>> BEGIN MATERIAL SUPPLIED

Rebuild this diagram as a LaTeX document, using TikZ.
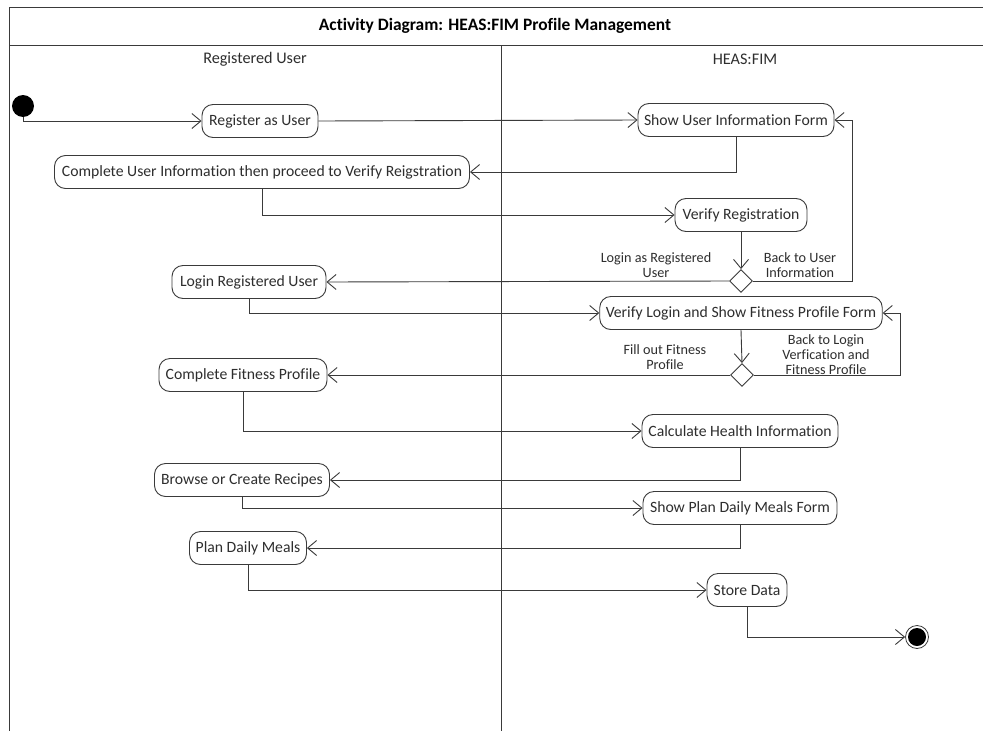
\documentclass[tikz,border=0pt]{standalone}
\usepackage{fontspec}
\setmainfont[Ligatures={NoCommon}]{Carlito}
\usetikzlibrary{arrows.meta,shapes.geometric}
\definecolor{ln}{HTML}{3A3A3A}
\definecolor{tx}{HTML}{2E2E2E}
\tikzset{
  act/.style={draw=ln, line width=0.9pt, rounded corners=11pt, minimum height=33pt,
    inner xsep=6pt, inner ysep=0pt, text=tx, font=\fontsize{15.7}{18}\selectfont, fill=white},
  dec/.style={draw=ln, line width=0.9pt, diamond, minimum width=23pt, minimum height=23pt,
    inner sep=0pt, fill=white},
  flow/.style={draw=ln, line width=0.9pt, -{Straight Barb[length=9pt,width=15pt,line width=0.9pt]}},
  guard/.style={text=tx, align=center, font=\fontsize{14.2}{15}\selectfont, inner sep=0pt},
  lane/.style={text=tx, font=\fontsize{16.2}{18}\selectfont},
  frameline/.style={draw=ln, line width=1pt}
}
\begin{document}
\begin{tikzpicture}[x=1pt,y=-1pt]
\useasboundingbox (0,0) rectangle (983,731);
\fill[white] (0,0) rectangle (983,731);
% frame
\draw[frameline] (983,7) -- (9,7) -- (9,731);
\draw[frameline] (9,45) -- (983,45);
\draw[frameline] (501,45) -- (501,731);
\node[text=black, font=\bfseries\fontsize{17.4}{19}\selectfont] (title) at (495,26) {Activity Diagram: HEAS:FIM Profile Management};
\node[lane] (laneA) at (255,59) {Registered User};
\node[lane] (laneB) at (745,59) {HEAS:FIM};
% start / end
\node[circle, fill=black, minimum size=22pt, inner sep=0pt] (start) at (23,106) {};
\node[circle, draw=ln, line width=0.8pt, minimum size=23pt, inner sep=0pt] (fin) at (917,637) {};
\fill[black] (fin.center) circle (9pt);
% activities
\node[act, minimum width=116pt] (reg) at (260,121) {Register as User};
\node[act, minimum width=196pt] (sui) at (736,120) {Show User Information Form};
\node[act, minimum width=415pt] (cui) at (262,172) {Complete User Information then proceed to Verify Reigstration};
\node[act, minimum width=132pt] (vr) at (741,215) {Verify Registration};
\node[dec] (d1) at (741,281) {};
\node[act, minimum width=154pt] (lru) at (249,282) {Login Registered User};
\node[act, minimum width=282pt] (vl) at (741,313) {Verify Login and Show Fitness Profile Form};
\node[dec] (d2) at (742,375) {};
\node[act, minimum width=168pt] (cfp) at (243,375) {Complete Fitness Profile};
\node[act, minimum width=196pt] (chi) at (740,431) {Calculate Health Information};
\node[act, minimum width=175pt] (bcr) at (242,480) {Browse or Create Recipes};
\node[act, minimum width=194pt] (spd) at (740,508) {Show Plan Daily Meals Form};
\node[act, minimum width=117pt] (pdm) at (248,548) {Plan Daily Meals};
\node[act, minimum width=80pt] (sd) at (747,590) {Store Data};
% guards
\node[guard] (g1) at (656,265) {Login as Registered\\User};
\node[guard] (g2) at (800,265) {Back to User\\Information};
\node[guard] (g3) at (665,357) {Fill out Fitness\\Profile};
\node[guard] (g4) at (826,355) {Back to Login\\Verfication and\\Fitness Profile};
% helper corners
\coordinate (c1) at (852,281);
\coordinate (c2) at (900,375);
% flows
\draw[flow] (start.south) |- (reg.west);
\draw[flow] (reg.east) -- (sui.west);
\draw[flow] (sui.south) |- (cui.east);
\draw[flow] (cui.south) |- (vr.west);
\draw[flow] (vr.south) -- (d1.north);
\draw[flow] (d1.west) -- (lru.east);
\draw[flow] (d1.east) -- (c1) |- (sui.east);
\draw[flow] (lru.south) |- (vl.west);
\draw[flow] (vl.south) -- (d2.north);
\draw[flow] (d2.west) -- (cfp.east);
\draw[flow] (d2.east) -- (c2) |- (vl.east);
\draw[flow] (cfp.south) |- (chi.west);
\draw[flow] (chi.south) |- (bcr.east);
\draw[flow] (bcr.south) |- (spd.west);
\draw[flow] (spd.south) |- (pdm.east);
\draw[flow] (pdm.south) |- (sd.west);
\draw[flow] (sd.south) |- (fin.west);
\end{tikzpicture}
\end{document}
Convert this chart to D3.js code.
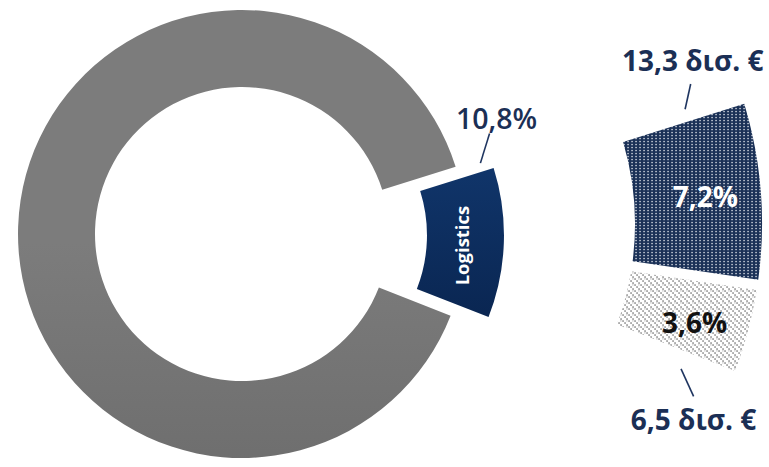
<!DOCTYPE html>
<html><head><meta charset="utf-8">
<script src="https://cdn.jsdelivr.net/npm/d3@7"></script>
<style>html,body{margin:0;padding:0;background:#fff}svg{display:block}</style>
</head><body><svg id="c" width="769" height="467"></svg>
<script>
// ---- data ----
const mainCategories = ["Logistics", "Λοιποί κλάδοι"];
const mainShares = [10.8, 89.2];
const mainShareLabels = ["10,8%", ""];
const subCategories = ["Logistics A", "Logistics B"];
const subShares = [7.2, 3.6];
const subShareLabels = ["7,2%", "3,6%"];
const subValueLabels = ["13,3 δισ. €", "6,5 δισ. €"];

const deg = Math.PI / 180;
const svg = d3.select("#c");
const defs = svg.append("defs");

// gradients / patterns
const gGray = defs.append("linearGradient").attr("id","gGray").attr("gradientUnits","userSpaceOnUse")
  .attr("x1",0).attr("y1",9).attr("x2",0).attr("y2",460);
gGray.append("stop").attr("offset",0).attr("stop-color","#7c7c7c");
gGray.append("stop").attr("offset",1).attr("stop-color","#606060");
const gNavy = defs.append("linearGradient").attr("id","gNavy").attr("x1",0).attr("y1",0).attr("x2",0).attr("y2",1);
gNavy.append("stop").attr("offset",0).attr("stop-color","#10356a");
gNavy.append("stop").attr("offset",1).attr("stop-color","#0a2652");

const pD = defs.append("pattern").attr("id","pDark").attr("patternUnits","userSpaceOnUse").attr("width",4).attr("height",3);
pD.append("rect").attr("width",4).attr("height",3).attr("fill","#1b3157");
pD.append("rect").attr("x",1.4).attr("y",0.9).attr("width",1.3).attr("height",1.3).attr("fill","#e8ecf2");
const pL = defs.append("pattern").attr("id","pLight").attr("patternUnits","userSpaceOnUse").attr("width",6).attr("height",6);
pL.append("rect").attr("width",6).attr("height",6).attr("fill","#fff");
[[0.4,0.4],[2.4,2.4],[4.4,4.4]].forEach(p=>pL.append("rect").attr("x",p[0]).attr("y",p[1]).attr("width",1.3).attr("height",1.3).attr("fill","#555"));
pL.append("rect").attr("x",4.4).attr("y",0.4).attr("width",1).attr("height",1).attr("fill","#999");

// ---- main donut ----
const start = 72.5 * deg;
const mainData = mainCategories.map((c,i)=>({cat:c, v:mainShares[i], label:mainShareLabels[i]}));
const pie = d3.pie().sort(null).value(d=>d.v).startAngle(start).endAngle(start + 2*Math.PI);
const mainArcs = pie(mainData);
const cx = 242, cy = 234, rIn = 147, rOut = 224, explode = 38;
const arcMain = d3.arc().innerRadius(rIn).outerRadius(rOut);
const polar = (c, r, a) => [c[0] + r*Math.sin(a), c[1] - r*Math.cos(a)];

const gMain = svg.append("g");
mainArcs.forEach((a,i)=>{
  const mid = (a.startAngle + a.endAngle)/2;
  const off = i === 0 ? explode : 0;
  const c = [cx + off*Math.sin(mid), cy - off*Math.cos(mid)];
  const g = gMain.append("g").attr("transform",`translate(${c[0]},${c[1]})`);
  g.append("path").attr("d", arcMain(a)).attr("fill", i===0 ? "url(#gNavy)" : "url(#gGray)");
  if (i === 0) {
    const cen = arcMain.centroid(a);
    g.append("text").attr("transform",`translate(${cen[0]-4},${cen[1]+4}) rotate(-90)`)
      .attr("text-anchor","middle").attr("dominant-baseline","central")
      .attr("font-family","Open Sans").attr("font-weight",700).attr("font-size",18.5)
      .attr("fill","#fff").text(a.data.cat);
    // leader + share label
    const p1 = polar([0,0], 213, a.startAngle - 2.3*deg);
    const p2 = polar([0,0], 233, a.startAngle - 8.4*deg);
    g.append("line").attr("x1",p1[0]).attr("y1",p1[1]).attr("x2",p2[0]).attr("y2",p2[1])
      .attr("stroke","#1f3560").attr("stroke-width",1.6);
    g.append("text").attr("x",p2[0]+7).attr("y",p2[1]-5).attr("text-anchor","middle")
      .attr("font-family","Open Sans").attr("font-weight",600).attr("font-size",28.5)
      .attr("fill","#1b2f55").text(a.data.label);
  }
});

// ---- secondary arc bar ----
const sc = [346, 224], sIn = 289, sOut = 416;
const total = d3.sum(subShares);
const angle = d3.scaleLinear().domain([0, total]).range([start, start + (total/100)*2*Math.PI]);
const cum = d3.cumsum(subShares);
const subArcs = subShares.map((v,i)=>({v, startAngle: angle(cum[i]-v), endAngle: angle(cum[i]), i}));
const arcSub = d3.arc().innerRadius(sIn).outerRadius(sOut).padAngle(0.034).padRadius(300);
const gSub = svg.append("g").attr("transform",`translate(${sc[0]},${sc[1]})`);
gSub.selectAll("path").data(subArcs).join("path").attr("d", arcSub)
  .attr("fill", d=> d.i===0 ? "url(#pDark)" : "url(#pLight)");
gSub.selectAll("text.share").data(subArcs).join("text").attr("class","share")
  .attr("transform", d=>{const c = arcSub.centroid(d); return `translate(${c[0]+8},${c[1]+(d.i===0?0:7)})`;})
  .attr("text-anchor","middle").attr("dominant-baseline","central")
  .attr("font-family","Open Sans").attr("font-weight",700).attr("font-size",28)
  .attr("fill", d=> d.i===0 ? "#fff" : "#111")
  .attr("stroke", d=> d.i===0 ? "#1b3157" : "none").attr("stroke-width",0.6).attr("paint-order","stroke")
  .text(d=>subShareLabels[d.i]);

// value leaders & labels
subArcs.forEach(d=>{
  const top = d.i === 0;
  const a1 = top ? d.startAngle - 1.2*deg : d.endAngle + 2*deg;
  const a2 = top ? d.startAngle - 4.6*deg : d.endAngle + 5*deg;
  const p1 = polar([0,0], top ? 358 : 365, a1);
  const p2 = polar([0,0], top ? 372 : 388, a2);
  gSub.append("line").attr("x1",p1[0]).attr("y1",p1[1]).attr("x2",p2[0]).attr("y2",p2[1])
    .attr("stroke","#1f3560").attr("stroke-width",1.6);
  gSub.append("text").attr("x", p2[0] + (top?2:0)).attr("y", top ? p2[1]-13 : p2[1]+34)
    .attr("text-anchor","middle")
    .attr("font-family","Open Sans").attr("font-weight",700).attr("font-size",28)
    .attr("fill","#1b2f55").text(subValueLabels[d.i]);
});
</script></body></html>
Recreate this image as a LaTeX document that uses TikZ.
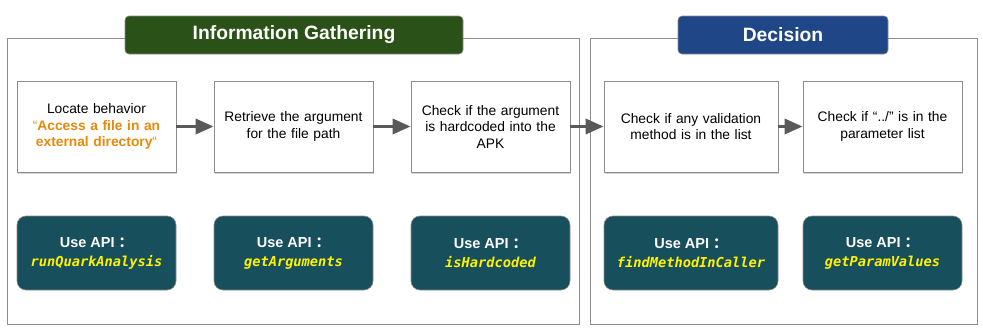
\documentclass[tikz,border=0pt]{standalone}
\usepackage{fontspec}
\setmainfont{Liberation Sans}
\newfontfamily\cjk{Noto Sans CJK SC}
\newfontfamily\apifont{DejaVu Sans Mono}
\usetikzlibrary{arrows.meta, shadows}

\definecolor{framegray}{HTML}{8C8C8C}
\definecolor{gathergreen}{HTML}{2A5117}
\definecolor{decideblue}{HTML}{1F4788}
\definecolor{apiteal}{HTML}{174F5C}
\definecolor{behaviororange}{HTML}{E8890C}
\definecolor{arrowgray}{HTML}{595959}

\tikzset{
    stagebox/.style={draw=framegray, line width=0.8pt, fill=white,
        drop shadow={shadow xshift=1pt, shadow yshift=-1.5pt, opacity=0.35},
        minimum width=159pt, minimum height=91pt, text width=156pt,
        align=center, font=\fontsize{13.8}{16.5}\selectfont, inner sep=0pt},
    apibox/.style={draw=framegray, line width=0.6pt, fill=apiteal,
        rounded corners=9pt, minimum width=159pt, minimum height=74pt,
        align=center, text=white, inner sep=0pt},
    header/.style={draw=framegray, line width=0.6pt, rounded corners=4pt,
        minimum height=38pt, text=white, inner sep=0pt,
        font=\bfseries\fontsize{19.3}{22}\selectfont},
    flow/.style={draw=arrowgray, line width=3.5pt,
        -{Triangle[length=18pt, width=15pt]}},
}

\newcommand{\useapi}[1]{{\bfseries\fontsize{14.5}{17}\selectfont Use API {\cjk ：}}\\[7pt]
    {\apifont\bfseries\itshape\fontsize{13.7}{15}\selectfont\color{yellow}#1}}

\begin{document}
\begin{tikzpicture}[x=1pt, y=-1pt]
    \useasboundingbox (0, 0) rectangle (983, 332);

    % Stage frames
    \draw[framegray, line width=1pt] (7, 38) rectangle (579, 324);
    \draw[framegray, line width=1pt] (590, 38) rectangle (977, 324);

    % Stage headers
    \node[header, fill=gathergreen, minimum width=338pt] (gather) at (294, 35) {Information Gathering};
    \node[header, fill=decideblue, minimum width=210pt] (decide) at (783, 35) {Decision};

    % Steps
    \node[stagebox] (locate) at (96.5, 126.5) {Locate behavior\\
        {\color{behaviororange}\textquotedblleft\textbf{Access a file in an}}\\
        {\color{behaviororange}\textbf{external directory}\textquotedblleft}};
    \node[stagebox] (retrieve) at (293.5, 126.5) {Retrieve the argument\\for the file path\\[10pt]};
    \node[stagebox] (hardcoded) at (490.5, 126.5) {Check if the argument\\is hardcoded into the\\APK};
    \node[stagebox, minimum width=174pt] (validation) at (691, 126.5) {Check if any validation\\method is in the list\\[10pt]};
    \node[stagebox] (dotdot) at (882.5, 126.5) {Check if \textquotedblleft../\textquotedblright{} is in the\\parameter list\\[10pt]};

    % APIs
    \node[apibox] (api1) at (96.5, 253) {\useapi{runQuarkAnalysis}};
    \node[apibox] (api2) at (293.5, 253) {\useapi{getArguments}};
    \node[apibox] (api3) at (490.5, 253) {\useapi{isHardcoded}};
    \node[apibox, minimum width=174pt] (api4) at (691, 253) {\useapi{findMethodInCaller}};
    \node[apibox] (api5) at (882.5, 253) {\useapi{getParamValues}};

    % Flow between steps
    \draw[flow] (locate) -- (retrieve);
    \draw[flow] (retrieve) -- (hardcoded);
    \draw[flow] (hardcoded) -- (validation);
    \draw[flow] (validation) -- (dotdot);
\end{tikzpicture}
\end{document}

>> END MATERIAL SUPPLIED

*GIVEN INSTRUCTION*:
In the entries above, count each line holding "this" and report the total and nothing more.

*TASK ANSWER*:
3